Now I’m no Mary Whitehouse but it seems to me that Ofcom made the right decision. Children watching TV on a Sunday lunchtime during half term shouldn’t be exposed to the ins and outs (literally) of the sex life of some chav with a radioactive tan, more implants than Darth Vader and an IQ which is probably much less than the young children viewing.

Of course exposing kids to the sex lives of anyone, not just idiots, is wrong. The over exposure to sex and the sexualisation of children are big problems in our society, not to mention drunkenness and binge drinking. But it also got me thinking, although – I reiterate – I’m no particular fan of censorship, shouldn’t we relegate shows like TOWIE to after the watershed for other reasons as well?

Like, for example, so kids don’t grow up thinking that attaching sparkly things to women’s vaginas is a worthy vocation? Or indeed that having sparkly things attached to their own private parts will be the height of chic? Or that being in an odd hybrid relationship called a ‘bromance’ where you get to amalgamate your names into something embarrassing like ‘Jirk’ is a noteworthy achievement.

How about the importance of not owning a pet micro-pig called ‘Mr Darcy’ and thinking this the height of sophistication? Not using words like ‘reem’ instead of beautiful? For girls not to grow up thinking that having breasts larger than their heads is important for self esteem? Or for boys not to grow up thinking that wearing hair nets, blow drying and generally spending more time getting ready than actually going out is equally important?

Okay, rant over. I think I’ve mentioned already that I really am not a fan of censorship so maybe I should stop moaning and offer some viable healthy alternatives instead. Very well. I will.  Here is my offering for a semi-reality TV show to fill the gap in ITV 2’s Sunday lunchtime schedule:

Imogen is a plain, flat-chested human rights lawyer living in a sleepy village in the Cotswolds. She runs a reading circle at the weekends which is attended by Sam, a charity fundraiser, and his sister Nicola, a non-practising lesbian who owns her own organic vegan health food shop. Imogen and Sam used to be in a relationship but they called it off a year ago in order to pursue a platonic partnership involving weekends away spent communing on a spiritual level through the medium of sacred dance, and basket weaving.

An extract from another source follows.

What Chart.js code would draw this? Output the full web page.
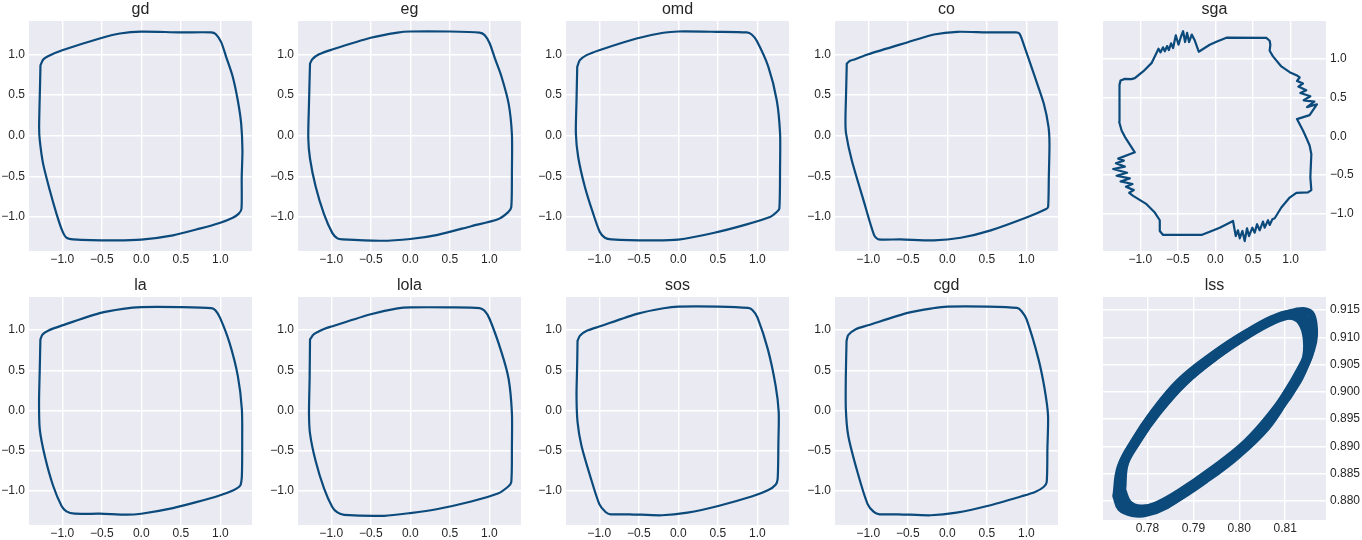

Nicola sources most of her organic produce from local farm small-holder and vet, Thomas DeVere. She is also secretly in love with Thomas’s wife Rosie. Much of the drama of series one comes from Nicola’s internal struggle to overcome this base passion with the help of scientology, aromatherapy and her own organic vegetables.

Meanwhile Thomas takes on two fruit pickers to help with the summer harvest. They are backpacking Swedish twin sisters Ingrid and Hilda. The sisters quickly make themselves popular around the farm with their earthy ways and quick laughter. That is until one night they drink a little too much organic blackcurrant wine with Thomas and, for a dare, kiss each other.

Thomas quietly goes to bed but the next day informs them that they must leave the farm – and the series. He is very firm.

Thomas’s wife Rosie tries to intercede with him to show some leniency with the girls – she had absolutely no part in Thomas’s decision to eject them – but Thomas will not listen. His code of ethics remains unbending on the subject of such licentious practices. He spends the next two days locked alone in his study, single-handedly wrestling with his decision to get rid of the girls. When he emerges he is exhausted – and sore – but finally at peace.

Imogen, meanwhile, takes on the case of a Romanian orphan due for deportation whose parents smuggled her into the country before both dying of polio. Professional conflict thus offsets personal drama as Imogen struggles with her associates over the exact application of clause 4, paragraph 2, subsection 3 of the relevant legislation.

This show has absolutely everything needed for a good drama except, of course, gratuitous sex and violence and a spurious obsession with appearances. I think I’ll call it The only Way Is the Right Path or TWIRP for short. As I keep telling you, I’m no advocate of censorship but wouldn’t this be a much better way to entertain our children and young people than force feeding them a diet of fake tans, implants and vagina embellishments?

ITV, you know where you can find me.